====== Information supplied

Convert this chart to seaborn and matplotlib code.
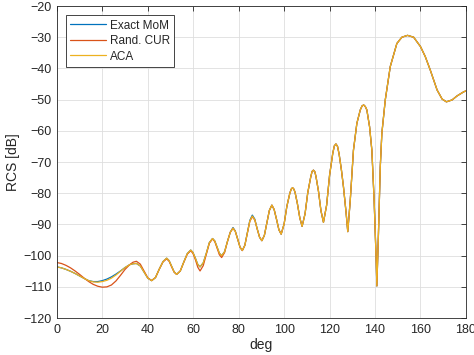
import pandas as pd
import matplotlib
matplotlib.use("Agg")
import matplotlib.pyplot as plt
import seaborn as sns

# angle samples (deg)
deg = [0, 2, 4, 6, 8, 10, 12, 14, 16, 18, 20, 22, 24, 26, 28, 30, 32, 33.5, 35,
       36.7, 38.4, 40, 41.7, 43.4, 45, 46.7, 48.3, 49.4, 50.5, 51.6, 52.7,
       54.3, 55.8, 57.4, 58.9, 59.9, 61, 62, 63, 64.4, 65.8, 67.1, 68.5,
       69.5, 70.5, 71.5, 72.5, 73.8, 75, 76.3, 77.5, 78.5, 79.6, 80.6, 81.6,
       82.7, 83.8, 84.9, 86, 87.1, 88.1, 89.2, 90.2, 91.3, 92.4, 93.5, 94.6,
       95.6, 96.7, 97.7, 98.7, 100, 101.2, 102.5, 103.1, 103.7, 104.3, 104.8, 105.8, 106.9, 107.9,
       109.2, 110.4, 111.7, 112.3, 112.9, 113.5, 114, 115.1, 116.2, 117.3,
       118.7, 120, 121.4, 122.1, 122.8, 123.5,
       124.2, 125.2, 126.1, 127.3, 128, 129.1, 130.5, 132, 133.5, 134.3, 135, 135.7,
       136.4, 137.6, 138.6, 139.6, 140.5, 140.8, 141.5, 142.3, 143, 144.5, 146.7,
       149.6, 151.8, 154.3, 157, 160, 162.1, 164.3, 165.8, 167.3, 169.5, 171.4,
       173.9, 176.1, 179, 180]

aca = [-103.6, -103.9, -104.4, -105.0, -105.7, -106.5, -107.3, -108.0, -108.4, -108.5,
       -108.3, -107.9, -107.2, -106.2, -105.0, -103.8, -102.9, -102.6, -102.5,
       -103.3, -105.3, -107.2, -108.0, -107.0, -104.4, -101.9, -100.8, -101.6, -103.4, -105.2, -106.0,
       -104.9, -102.1, -99.3, -98.2, -99.0, -100.9, -102.8, -103.6, -102.3, -99.1, -95.8, -94.5,
       -95.3, -97.3, -99.2, -100.0, -98.7, -95.6, -92.5, -91.2, -92.2, -94.8, -97.3, -98.3,
       -96.7, -92.8, -88.9, -87.3, -88.5, -91.3, -94.1, -95.2, -93.5, -89.5, -85.5, -83.8,
       -85.2, -88.5, -91.7, -93.1, -89.8, -84.2, -80.0, -78.7, -78.2, -78.7, -79.7, -83.2, -87.9, -90.6,
       -86.6, -79.8, -74.8, -73.0, -72.6, -73.1, -74.6, -79.3, -85.6, -89.3,
       -83.8, -74.2, -67.2, -64.8, -64.2, -65.0,
       -67.5, -72.5, -77.9, -86.5, -92.3, -82.2, -66.2, -57.6, -53.3, -52.0, -51.7, -52.2,
       -53.3, -58.7, -66.2, -82.2, -101.4, -109.7, -93.0, -71.6, -60.8, -50.1, -39.4,
       -32.0, -30.0, -29.4, -30.0, -33.0, -36.2, -40.5, -43.7, -46.9, -49.8, -50.7,
       -50.1, -48.8, -47.5, -47.2]

cur = [-102.2, -102.5, -103.1, -103.9, -104.9, -106.0, -107.2, -108.3, -109.2, -109.8,
       -110.1, -110.0, -109.4, -108.1, -106.3, -104.4, -102.9, -102.1, -101.8,
       -102.7, -105.0, -107.1, -108.0, -107.0, -104.4, -102.0, -101.0, -101.8, -103.6, -105.3, -106.0,
       -104.9, -102.2, -99.5, -98.4, -99.3, -101.4, -103.7, -104.9, -103.2, -99.5, -96.0, -94.6,
       -95.5, -97.6, -99.7, -100.6, -99.0, -95.6, -92.5, -91.2, -92.2, -94.8, -97.3, -98.4,
       -96.7, -92.8, -89.0, -87.5, -88.6, -91.3, -94.1, -95.2, -93.5, -89.5, -85.5, -83.8,
       -85.2, -88.5, -91.7, -93.1, -89.8, -84.2, -80.0, -78.7, -78.2, -78.7, -79.7, -83.2, -87.9, -90.6,
       -86.6, -79.8, -74.8, -73.0, -72.6, -73.1, -74.6, -79.3, -85.6, -89.3,
       -83.8, -74.2, -67.2, -64.8, -64.2, -65.0,
       -67.5, -72.5, -77.9, -86.5, -92.3, -82.2, -66.2, -57.6, -53.3, -52.0, -51.7, -52.2,
       -53.3, -58.7, -66.2, -82.2, -101.4, -109.7, -93.0, -71.6, -60.8, -50.1, -39.4,
       -32.0, -30.0, -29.4, -30.0, -33.0, -36.2, -40.5, -43.7, -46.9, -49.8, -50.7,
       -50.1, -48.8, -47.5, -47.2]

mom = [-103.6, -103.9, -104.4, -105.0, -105.7, -106.5, -107.3, -108.0, -108.3, -108.3,
       -108.0, -107.5, -106.8, -105.9, -104.9, -103.8, -102.9, -102.6, -102.5,
       -103.3, -105.3, -107.2, -108.0, -107.0, -104.4, -101.9, -100.8, -101.6, -103.4, -105.2, -106.0,
       -104.9, -102.1, -99.3, -98.2, -99.0, -100.9, -102.8, -103.6, -102.3, -99.1, -95.8, -94.5,
       -95.3, -97.3, -99.2, -100.0, -98.7, -95.6, -92.5, -91.0, -92.1, -94.8, -97.3, -98.3,
       -96.7, -92.7, -88.7, -87.0, -88.3, -91.3, -94.1, -95.2, -93.5, -89.5, -85.5, -83.8,
       -85.2, -88.5, -91.7, -93.1, -89.8, -84.2, -80.0, -78.7, -78.2, -78.7, -79.7, -83.2, -87.9, -90.6,
       -86.6, -79.8, -74.8, -73.0, -72.6, -73.1, -74.6, -79.3, -85.6, -89.3,
       -83.8, -74.2, -67.2, -64.8, -64.2, -65.0,
       -67.5, -72.5, -77.9, -86.5, -92.3, -82.2, -66.2, -57.6, -53.3, -52.0, -51.7, -52.2,
       -53.3, -58.7, -66.2, -82.2, -101.4, -109.7, -93.0, -71.6, -60.8, -50.1, -39.4,
       -32.0, -30.0, -29.4, -30.0, -33.0, -36.2, -40.5, -43.7, -46.9, -49.8, -50.7,
       -50.1, -48.8, -47.5, -47.2]

names = ['Exact MoM', 'Rand. CUR', 'ACA']
colors = ['#0072BD', '#D95319', '#EDB120']

assert len(deg) == len(aca) == len(cur) == len(mom)

frames = []
for name, vals in zip(names, [mom, cur, aca]):
    frames.append(pd.DataFrame({'deg': deg, 'RCS': vals, 'method': name}))
df = pd.concat(frames, ignore_index=True)

sns.set_style('white')
plt.rcParams['font.family'] = ['Liberation Sans', 'DejaVu Sans']

fig = plt.figure(figsize=(4.74, 3.55), dpi=100)
ax = fig.add_axes([0.120, 0.104, 0.863, 0.879])

sns.lineplot(data=df, x='deg', y='RCS', hue='method', hue_order=names,
             palette=colors, estimator=None, sort=False, linewidth=0.9, ax=ax)

ax.set_xlim(0, 180)
ax.set_ylim(-120, -20)
ax.set_xticks(range(0, 181, 20))
ax.set_yticks(range(-120, -19, 10))
ax.grid(True, color='#dedede', linewidth=0.6)
ax.set_axisbelow(True)
for s in ax.spines.values():
    s.set_color('#262626')
    s.set_linewidth(0.6)
ax.tick_params(direction='in', length=3.5, width=0.6, top=True, right=True,
               labelsize=9, colors='#262626', pad=4)
ax.set_xlabel('deg', fontsize=10, color='#262626', labelpad=2)
ax.set_ylabel('RCS [dB]', fontsize=10, color='#262626', labelpad=2)

leg = ax.legend(loc='upper left', bbox_to_anchor=(0.022, 0.97), fontsize=8.5,
                frameon=True, fancybox=False, framealpha=1, edgecolor='#262626',
                handlelength=3.05, borderpad=0.35, labelspacing=0.3, handletextpad=0.3,
                borderaxespad=0)
leg.get_frame().set_linewidth(0.6)
for line in leg.get_lines():
    line.set_linewidth(0.9)

fig.savefig('out.png', dpi=100)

============

→ **Given problem**
Please reproduce the listing exactly from its opening line through the line that contains "import seaborn as sns", both included, with all pictures omitted.

→ **Finished exercise**
Convert this chart to seaborn and matplotlib code.
import pandas as pd
import matplotlib
matplotlib.use("Agg")
import matplotlib.pyplot as plt
import seaborn as sns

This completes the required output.